---------- Input for this task
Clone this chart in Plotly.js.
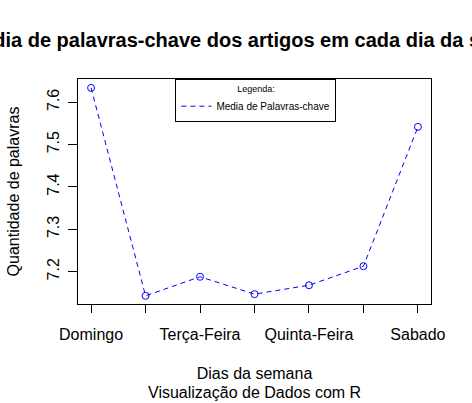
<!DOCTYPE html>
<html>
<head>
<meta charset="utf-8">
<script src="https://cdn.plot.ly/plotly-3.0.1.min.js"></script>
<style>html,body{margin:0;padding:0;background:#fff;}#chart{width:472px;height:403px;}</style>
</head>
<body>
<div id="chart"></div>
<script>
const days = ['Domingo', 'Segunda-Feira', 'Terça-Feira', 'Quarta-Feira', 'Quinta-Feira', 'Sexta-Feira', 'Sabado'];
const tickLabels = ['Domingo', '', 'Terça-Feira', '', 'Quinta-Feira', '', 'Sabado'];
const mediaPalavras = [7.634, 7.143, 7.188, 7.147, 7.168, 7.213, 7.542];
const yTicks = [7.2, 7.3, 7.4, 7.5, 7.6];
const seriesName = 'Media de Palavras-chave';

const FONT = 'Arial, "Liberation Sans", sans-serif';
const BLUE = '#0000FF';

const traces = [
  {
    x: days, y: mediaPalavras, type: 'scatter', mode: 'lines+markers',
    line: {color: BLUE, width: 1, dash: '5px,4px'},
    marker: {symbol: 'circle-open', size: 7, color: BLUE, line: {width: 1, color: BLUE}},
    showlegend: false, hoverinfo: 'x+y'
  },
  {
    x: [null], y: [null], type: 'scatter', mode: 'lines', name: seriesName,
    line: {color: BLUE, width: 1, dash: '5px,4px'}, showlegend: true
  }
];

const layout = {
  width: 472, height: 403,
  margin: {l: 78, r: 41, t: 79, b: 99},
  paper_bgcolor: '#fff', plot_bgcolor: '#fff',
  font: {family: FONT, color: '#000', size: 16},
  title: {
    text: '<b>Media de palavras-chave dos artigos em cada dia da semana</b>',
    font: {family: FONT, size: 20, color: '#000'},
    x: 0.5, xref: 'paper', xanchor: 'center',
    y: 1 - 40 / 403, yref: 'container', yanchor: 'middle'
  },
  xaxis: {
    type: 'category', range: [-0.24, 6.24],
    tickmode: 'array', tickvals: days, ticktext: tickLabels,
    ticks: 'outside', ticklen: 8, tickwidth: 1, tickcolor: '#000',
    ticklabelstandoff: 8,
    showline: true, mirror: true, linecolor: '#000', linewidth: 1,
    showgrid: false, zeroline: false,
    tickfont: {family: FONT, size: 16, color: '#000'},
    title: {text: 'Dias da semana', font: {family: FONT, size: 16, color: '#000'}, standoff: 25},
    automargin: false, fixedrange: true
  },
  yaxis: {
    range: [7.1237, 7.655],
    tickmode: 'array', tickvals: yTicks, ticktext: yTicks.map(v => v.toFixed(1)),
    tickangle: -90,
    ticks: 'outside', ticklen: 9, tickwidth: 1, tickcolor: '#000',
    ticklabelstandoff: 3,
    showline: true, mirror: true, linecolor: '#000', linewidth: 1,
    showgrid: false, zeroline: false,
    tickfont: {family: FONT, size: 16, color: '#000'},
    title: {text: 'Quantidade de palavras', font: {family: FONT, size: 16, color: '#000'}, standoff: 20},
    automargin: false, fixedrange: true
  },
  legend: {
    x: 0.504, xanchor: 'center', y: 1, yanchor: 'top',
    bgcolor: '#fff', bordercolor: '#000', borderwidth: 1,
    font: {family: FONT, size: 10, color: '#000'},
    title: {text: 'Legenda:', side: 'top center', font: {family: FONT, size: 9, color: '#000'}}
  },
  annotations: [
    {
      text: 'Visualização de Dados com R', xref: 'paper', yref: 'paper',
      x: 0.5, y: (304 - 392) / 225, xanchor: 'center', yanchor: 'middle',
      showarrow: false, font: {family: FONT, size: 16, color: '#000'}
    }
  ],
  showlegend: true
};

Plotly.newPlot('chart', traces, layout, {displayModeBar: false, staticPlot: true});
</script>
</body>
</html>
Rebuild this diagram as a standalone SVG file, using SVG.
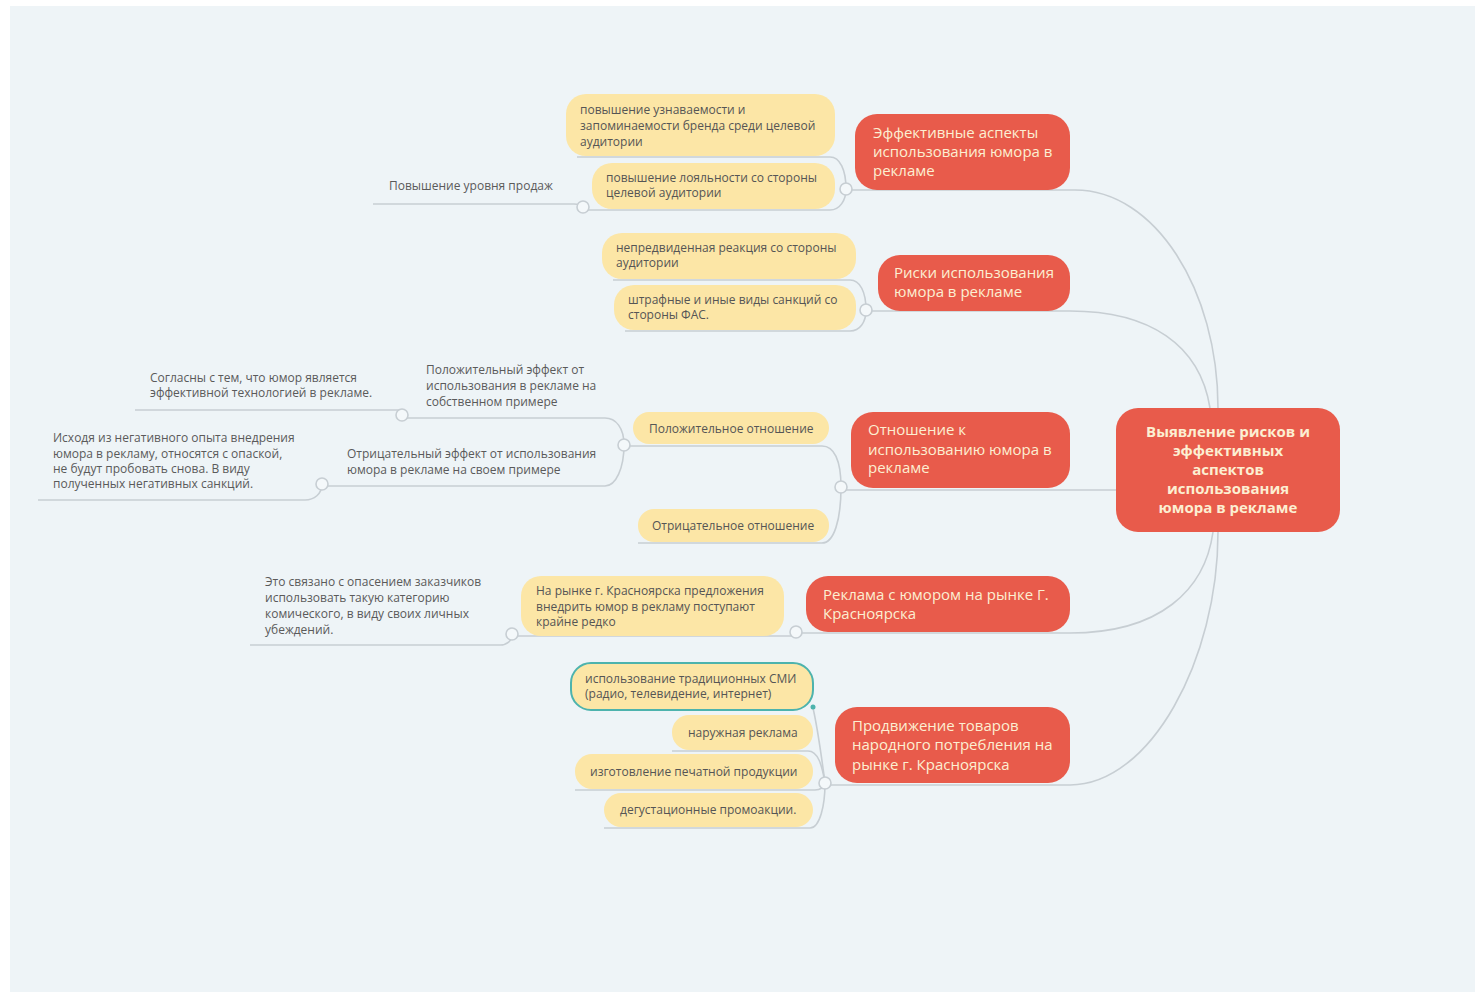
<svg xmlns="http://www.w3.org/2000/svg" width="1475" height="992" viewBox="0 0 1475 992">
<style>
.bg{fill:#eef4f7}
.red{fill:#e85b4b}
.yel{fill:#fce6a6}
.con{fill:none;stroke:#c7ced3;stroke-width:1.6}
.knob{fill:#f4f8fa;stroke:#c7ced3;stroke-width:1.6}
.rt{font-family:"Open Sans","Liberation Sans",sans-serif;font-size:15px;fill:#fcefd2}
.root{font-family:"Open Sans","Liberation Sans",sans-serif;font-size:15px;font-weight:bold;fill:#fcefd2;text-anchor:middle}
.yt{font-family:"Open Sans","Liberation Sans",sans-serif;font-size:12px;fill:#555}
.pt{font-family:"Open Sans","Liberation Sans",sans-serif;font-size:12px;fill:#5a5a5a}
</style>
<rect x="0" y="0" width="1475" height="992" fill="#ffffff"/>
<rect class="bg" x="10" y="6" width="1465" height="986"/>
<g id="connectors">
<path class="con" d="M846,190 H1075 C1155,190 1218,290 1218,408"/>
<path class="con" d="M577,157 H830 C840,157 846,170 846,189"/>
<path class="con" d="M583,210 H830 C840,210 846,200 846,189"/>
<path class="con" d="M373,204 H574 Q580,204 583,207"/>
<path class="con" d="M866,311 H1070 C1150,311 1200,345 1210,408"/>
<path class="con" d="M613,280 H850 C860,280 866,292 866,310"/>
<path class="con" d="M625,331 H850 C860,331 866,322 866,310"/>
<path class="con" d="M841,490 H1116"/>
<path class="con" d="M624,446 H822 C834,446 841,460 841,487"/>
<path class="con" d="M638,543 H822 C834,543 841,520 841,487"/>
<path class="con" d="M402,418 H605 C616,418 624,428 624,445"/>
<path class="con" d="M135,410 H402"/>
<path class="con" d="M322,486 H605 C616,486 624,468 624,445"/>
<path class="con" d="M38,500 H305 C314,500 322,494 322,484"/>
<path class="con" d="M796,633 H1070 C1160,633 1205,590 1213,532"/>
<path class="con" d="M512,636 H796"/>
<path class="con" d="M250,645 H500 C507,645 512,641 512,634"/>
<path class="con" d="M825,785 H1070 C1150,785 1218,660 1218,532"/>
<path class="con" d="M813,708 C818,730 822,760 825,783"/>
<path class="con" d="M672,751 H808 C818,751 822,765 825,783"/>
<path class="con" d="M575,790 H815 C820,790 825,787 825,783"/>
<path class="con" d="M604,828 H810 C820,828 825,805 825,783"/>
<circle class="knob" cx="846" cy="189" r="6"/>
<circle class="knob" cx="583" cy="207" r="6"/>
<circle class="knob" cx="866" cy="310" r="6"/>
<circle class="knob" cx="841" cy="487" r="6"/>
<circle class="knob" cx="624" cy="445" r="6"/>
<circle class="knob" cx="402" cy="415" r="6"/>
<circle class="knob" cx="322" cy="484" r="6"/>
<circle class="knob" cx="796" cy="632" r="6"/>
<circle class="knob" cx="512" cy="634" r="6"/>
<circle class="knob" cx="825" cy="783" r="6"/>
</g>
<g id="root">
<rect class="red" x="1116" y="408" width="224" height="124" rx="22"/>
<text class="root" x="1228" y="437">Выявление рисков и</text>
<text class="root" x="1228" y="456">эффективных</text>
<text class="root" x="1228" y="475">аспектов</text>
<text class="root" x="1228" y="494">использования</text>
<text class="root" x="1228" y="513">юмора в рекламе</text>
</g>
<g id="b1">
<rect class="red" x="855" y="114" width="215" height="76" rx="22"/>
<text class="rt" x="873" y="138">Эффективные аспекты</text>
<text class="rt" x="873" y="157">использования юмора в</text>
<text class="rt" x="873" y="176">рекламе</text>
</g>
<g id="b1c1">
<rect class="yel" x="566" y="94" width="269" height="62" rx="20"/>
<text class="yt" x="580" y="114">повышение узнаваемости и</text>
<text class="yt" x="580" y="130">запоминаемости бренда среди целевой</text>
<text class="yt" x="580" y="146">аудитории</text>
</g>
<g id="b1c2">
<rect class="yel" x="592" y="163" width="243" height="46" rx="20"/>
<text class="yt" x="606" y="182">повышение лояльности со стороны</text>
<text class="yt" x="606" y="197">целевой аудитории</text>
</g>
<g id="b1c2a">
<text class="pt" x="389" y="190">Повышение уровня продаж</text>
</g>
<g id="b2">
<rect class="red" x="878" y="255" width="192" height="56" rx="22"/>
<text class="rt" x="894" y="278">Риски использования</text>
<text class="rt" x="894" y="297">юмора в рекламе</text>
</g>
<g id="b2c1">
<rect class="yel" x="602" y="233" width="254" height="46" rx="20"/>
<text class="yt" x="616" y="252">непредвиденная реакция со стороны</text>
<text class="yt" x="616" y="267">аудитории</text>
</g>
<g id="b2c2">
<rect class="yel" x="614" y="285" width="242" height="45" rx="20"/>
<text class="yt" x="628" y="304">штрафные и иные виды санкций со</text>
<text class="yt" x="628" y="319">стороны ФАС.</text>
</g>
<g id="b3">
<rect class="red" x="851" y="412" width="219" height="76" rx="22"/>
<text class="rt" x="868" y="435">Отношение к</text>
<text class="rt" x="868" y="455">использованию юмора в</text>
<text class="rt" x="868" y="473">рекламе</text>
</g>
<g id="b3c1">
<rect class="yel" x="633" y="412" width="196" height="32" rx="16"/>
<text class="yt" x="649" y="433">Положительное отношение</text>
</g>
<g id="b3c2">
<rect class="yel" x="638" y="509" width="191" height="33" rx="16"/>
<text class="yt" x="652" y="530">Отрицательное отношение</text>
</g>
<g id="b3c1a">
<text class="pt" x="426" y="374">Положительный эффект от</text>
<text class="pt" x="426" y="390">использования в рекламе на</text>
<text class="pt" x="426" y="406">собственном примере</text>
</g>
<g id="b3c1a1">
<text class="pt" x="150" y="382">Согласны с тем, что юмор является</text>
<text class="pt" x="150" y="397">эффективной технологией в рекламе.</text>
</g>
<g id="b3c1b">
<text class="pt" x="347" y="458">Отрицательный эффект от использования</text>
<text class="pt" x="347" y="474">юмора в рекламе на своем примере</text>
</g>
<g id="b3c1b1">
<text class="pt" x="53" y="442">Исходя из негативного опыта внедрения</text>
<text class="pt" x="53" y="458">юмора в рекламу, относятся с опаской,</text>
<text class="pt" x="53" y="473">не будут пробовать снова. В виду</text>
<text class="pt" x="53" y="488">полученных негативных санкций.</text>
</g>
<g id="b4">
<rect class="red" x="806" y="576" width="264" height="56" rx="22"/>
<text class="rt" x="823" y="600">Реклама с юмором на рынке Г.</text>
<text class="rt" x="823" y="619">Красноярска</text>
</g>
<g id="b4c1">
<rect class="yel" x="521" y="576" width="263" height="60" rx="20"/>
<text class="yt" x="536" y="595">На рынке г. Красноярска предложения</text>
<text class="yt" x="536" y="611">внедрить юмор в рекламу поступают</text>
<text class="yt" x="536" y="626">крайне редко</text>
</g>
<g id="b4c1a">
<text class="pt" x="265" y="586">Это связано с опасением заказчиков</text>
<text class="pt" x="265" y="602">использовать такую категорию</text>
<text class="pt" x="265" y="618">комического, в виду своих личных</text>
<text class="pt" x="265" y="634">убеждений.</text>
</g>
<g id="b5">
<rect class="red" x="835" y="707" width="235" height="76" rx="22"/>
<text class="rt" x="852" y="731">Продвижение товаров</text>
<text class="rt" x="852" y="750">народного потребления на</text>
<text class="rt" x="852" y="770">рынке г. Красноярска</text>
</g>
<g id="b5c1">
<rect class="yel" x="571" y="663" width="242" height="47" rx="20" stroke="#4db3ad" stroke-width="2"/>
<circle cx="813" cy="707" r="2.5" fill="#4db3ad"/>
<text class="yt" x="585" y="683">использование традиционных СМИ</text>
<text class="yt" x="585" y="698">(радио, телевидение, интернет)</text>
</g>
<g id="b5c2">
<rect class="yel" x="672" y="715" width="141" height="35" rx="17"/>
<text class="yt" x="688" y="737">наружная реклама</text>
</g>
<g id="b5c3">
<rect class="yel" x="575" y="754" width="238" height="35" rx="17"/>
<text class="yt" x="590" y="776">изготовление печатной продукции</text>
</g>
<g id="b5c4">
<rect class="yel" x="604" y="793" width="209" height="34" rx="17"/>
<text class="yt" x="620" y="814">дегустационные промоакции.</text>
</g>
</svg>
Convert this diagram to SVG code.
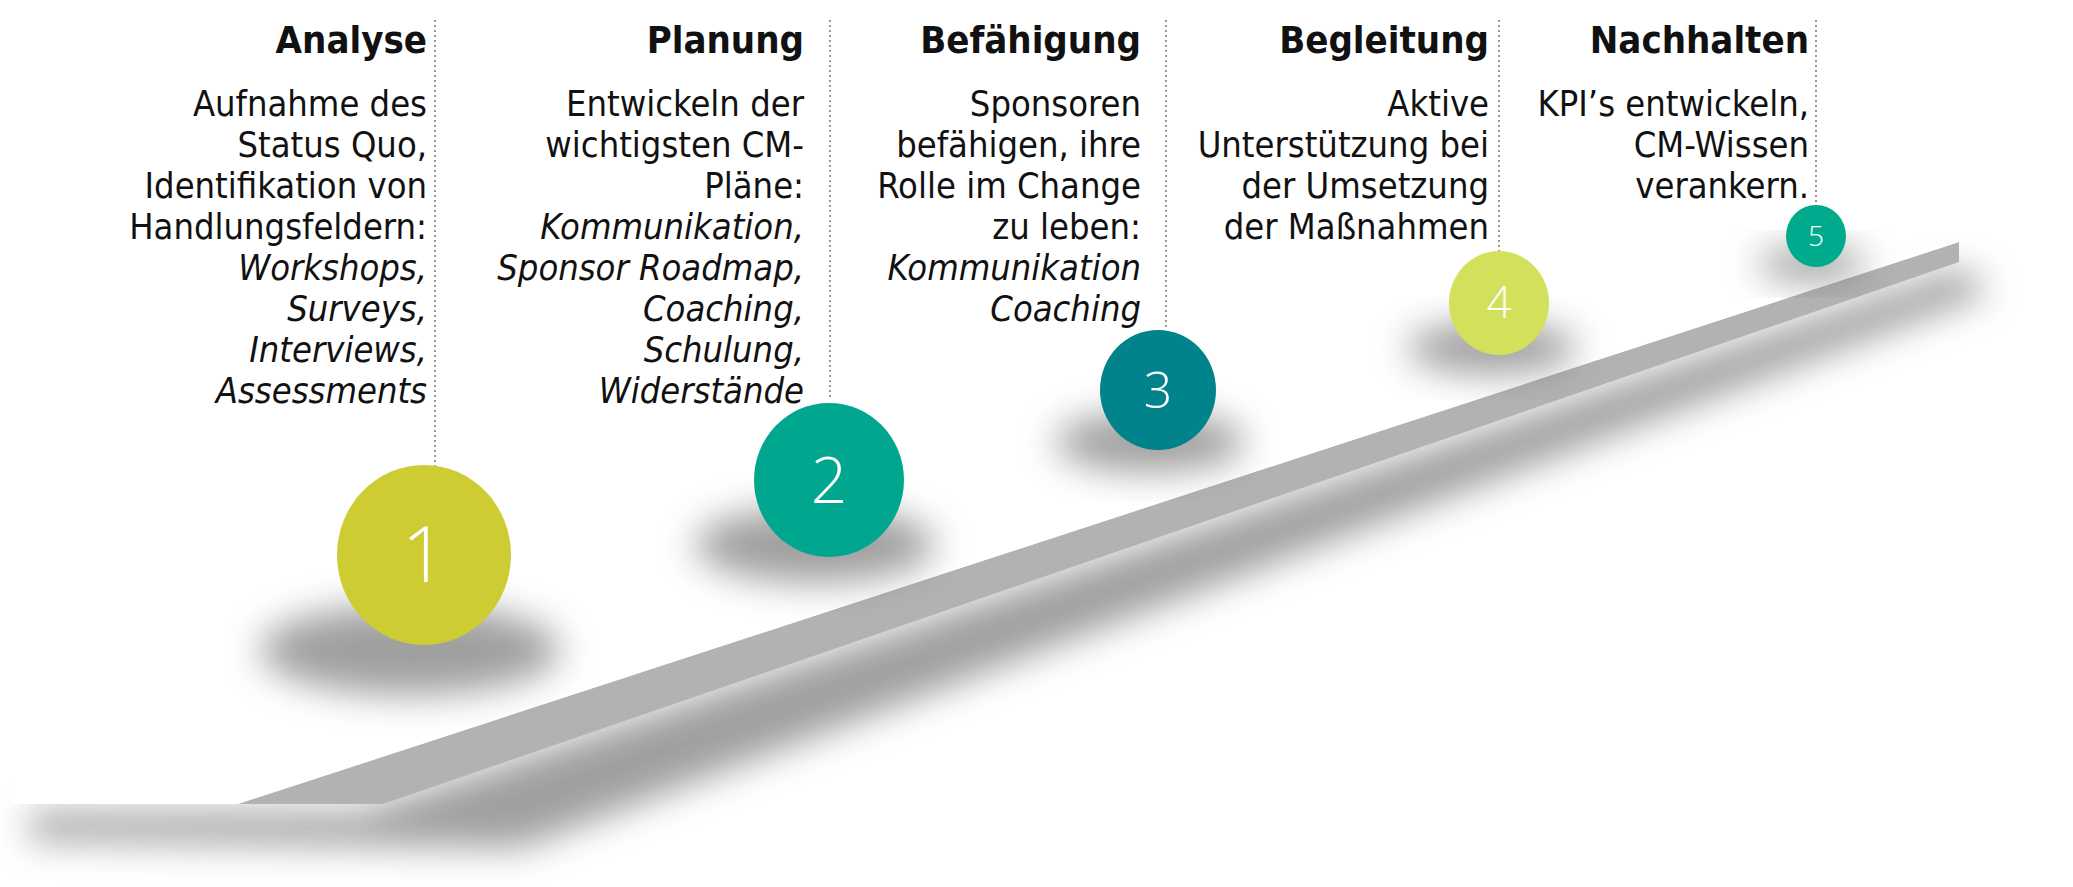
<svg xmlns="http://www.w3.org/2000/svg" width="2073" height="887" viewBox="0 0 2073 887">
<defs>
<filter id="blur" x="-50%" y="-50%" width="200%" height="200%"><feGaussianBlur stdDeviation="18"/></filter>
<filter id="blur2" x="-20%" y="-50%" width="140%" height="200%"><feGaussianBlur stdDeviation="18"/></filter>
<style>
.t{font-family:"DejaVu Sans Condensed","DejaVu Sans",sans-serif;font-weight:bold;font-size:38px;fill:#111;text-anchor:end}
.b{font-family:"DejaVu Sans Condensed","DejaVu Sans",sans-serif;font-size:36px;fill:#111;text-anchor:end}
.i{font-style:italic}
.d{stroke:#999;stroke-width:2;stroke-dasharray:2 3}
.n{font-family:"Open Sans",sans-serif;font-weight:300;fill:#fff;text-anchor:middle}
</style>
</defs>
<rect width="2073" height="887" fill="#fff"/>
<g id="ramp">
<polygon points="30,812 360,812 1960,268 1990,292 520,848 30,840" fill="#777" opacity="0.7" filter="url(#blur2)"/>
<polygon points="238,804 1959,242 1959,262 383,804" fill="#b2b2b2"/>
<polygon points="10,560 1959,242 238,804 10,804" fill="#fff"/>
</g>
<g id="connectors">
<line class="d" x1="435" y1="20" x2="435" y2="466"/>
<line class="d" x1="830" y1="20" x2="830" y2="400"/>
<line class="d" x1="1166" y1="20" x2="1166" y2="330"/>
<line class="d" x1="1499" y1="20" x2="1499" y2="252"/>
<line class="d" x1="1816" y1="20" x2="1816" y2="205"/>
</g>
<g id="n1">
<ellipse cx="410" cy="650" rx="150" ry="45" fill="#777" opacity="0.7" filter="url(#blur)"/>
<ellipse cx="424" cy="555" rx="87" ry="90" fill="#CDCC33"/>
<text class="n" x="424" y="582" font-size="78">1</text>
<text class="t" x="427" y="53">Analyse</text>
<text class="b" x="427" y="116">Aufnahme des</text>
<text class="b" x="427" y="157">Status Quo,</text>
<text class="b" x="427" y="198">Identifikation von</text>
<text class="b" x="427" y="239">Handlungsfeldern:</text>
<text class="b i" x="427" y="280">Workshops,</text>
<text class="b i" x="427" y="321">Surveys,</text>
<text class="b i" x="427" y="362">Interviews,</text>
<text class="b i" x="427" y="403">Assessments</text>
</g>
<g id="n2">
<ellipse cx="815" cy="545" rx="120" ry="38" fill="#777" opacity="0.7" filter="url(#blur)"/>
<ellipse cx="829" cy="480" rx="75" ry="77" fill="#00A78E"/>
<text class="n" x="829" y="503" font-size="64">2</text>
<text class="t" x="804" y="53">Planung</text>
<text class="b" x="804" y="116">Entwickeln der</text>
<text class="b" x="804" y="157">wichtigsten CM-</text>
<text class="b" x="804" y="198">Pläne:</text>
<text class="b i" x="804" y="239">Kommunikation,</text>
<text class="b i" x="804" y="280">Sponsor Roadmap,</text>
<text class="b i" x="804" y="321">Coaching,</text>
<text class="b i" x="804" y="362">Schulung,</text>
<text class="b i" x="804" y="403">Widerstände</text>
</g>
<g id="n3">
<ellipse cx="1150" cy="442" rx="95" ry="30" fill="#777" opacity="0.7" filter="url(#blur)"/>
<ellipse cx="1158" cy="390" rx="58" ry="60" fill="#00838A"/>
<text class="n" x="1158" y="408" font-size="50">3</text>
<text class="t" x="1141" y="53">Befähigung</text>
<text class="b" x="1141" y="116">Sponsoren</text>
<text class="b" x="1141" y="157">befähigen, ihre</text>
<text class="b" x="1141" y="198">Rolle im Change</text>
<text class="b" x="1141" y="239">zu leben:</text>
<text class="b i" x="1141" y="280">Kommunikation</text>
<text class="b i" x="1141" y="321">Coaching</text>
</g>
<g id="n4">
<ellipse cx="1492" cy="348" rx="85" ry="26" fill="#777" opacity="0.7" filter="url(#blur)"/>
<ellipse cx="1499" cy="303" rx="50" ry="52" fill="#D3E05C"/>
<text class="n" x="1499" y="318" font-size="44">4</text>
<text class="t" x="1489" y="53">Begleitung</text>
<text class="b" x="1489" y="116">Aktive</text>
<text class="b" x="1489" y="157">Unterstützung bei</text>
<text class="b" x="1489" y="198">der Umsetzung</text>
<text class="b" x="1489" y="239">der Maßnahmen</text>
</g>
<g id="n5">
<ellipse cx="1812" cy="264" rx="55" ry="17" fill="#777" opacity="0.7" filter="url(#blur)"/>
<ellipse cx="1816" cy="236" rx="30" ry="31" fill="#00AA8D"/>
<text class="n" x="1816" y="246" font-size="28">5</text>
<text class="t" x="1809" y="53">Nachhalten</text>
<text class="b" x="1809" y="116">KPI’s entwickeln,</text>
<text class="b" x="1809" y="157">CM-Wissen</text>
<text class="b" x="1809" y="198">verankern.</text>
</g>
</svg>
--------------------
Do this: Each line from the top of the material through the line containing "const BLUE = '#0000FF';" should be reproduced exactly; please drop any images.

Answer for this exercise:
Clone this chart in Plotly.js.
<!DOCTYPE html>
<html>
<head>
<meta charset="utf-8">
<script src="https://cdn.plot.ly/plotly-3.0.1.min.js"></script>
<style>html,body{margin:0;padding:0;background:#fff;}#chart{width:472px;height:403px;}</style>
</head>
<body>
<div id="chart"></div>
<script>
const days = ['Domingo', 'Segunda-Feira', 'Terça-Feira', 'Quarta-Feira', 'Quinta-Feira', 'Sexta-Feira', 'Sabado'];
const tickLabels = ['Domingo', '', 'Terça-Feira', '', 'Quinta-Feira', '', 'Sabado'];
const mediaPalavras = [7.634, 7.143, 7.188, 7.147, 7.168, 7.213, 7.542];
const yTicks = [7.2, 7.3, 7.4, 7.5, 7.6];
const seriesName = 'Media de Palavras-chave';

const FONT = 'Arial, "Liberation Sans", sans-serif';
const BLUE = '#0000FF';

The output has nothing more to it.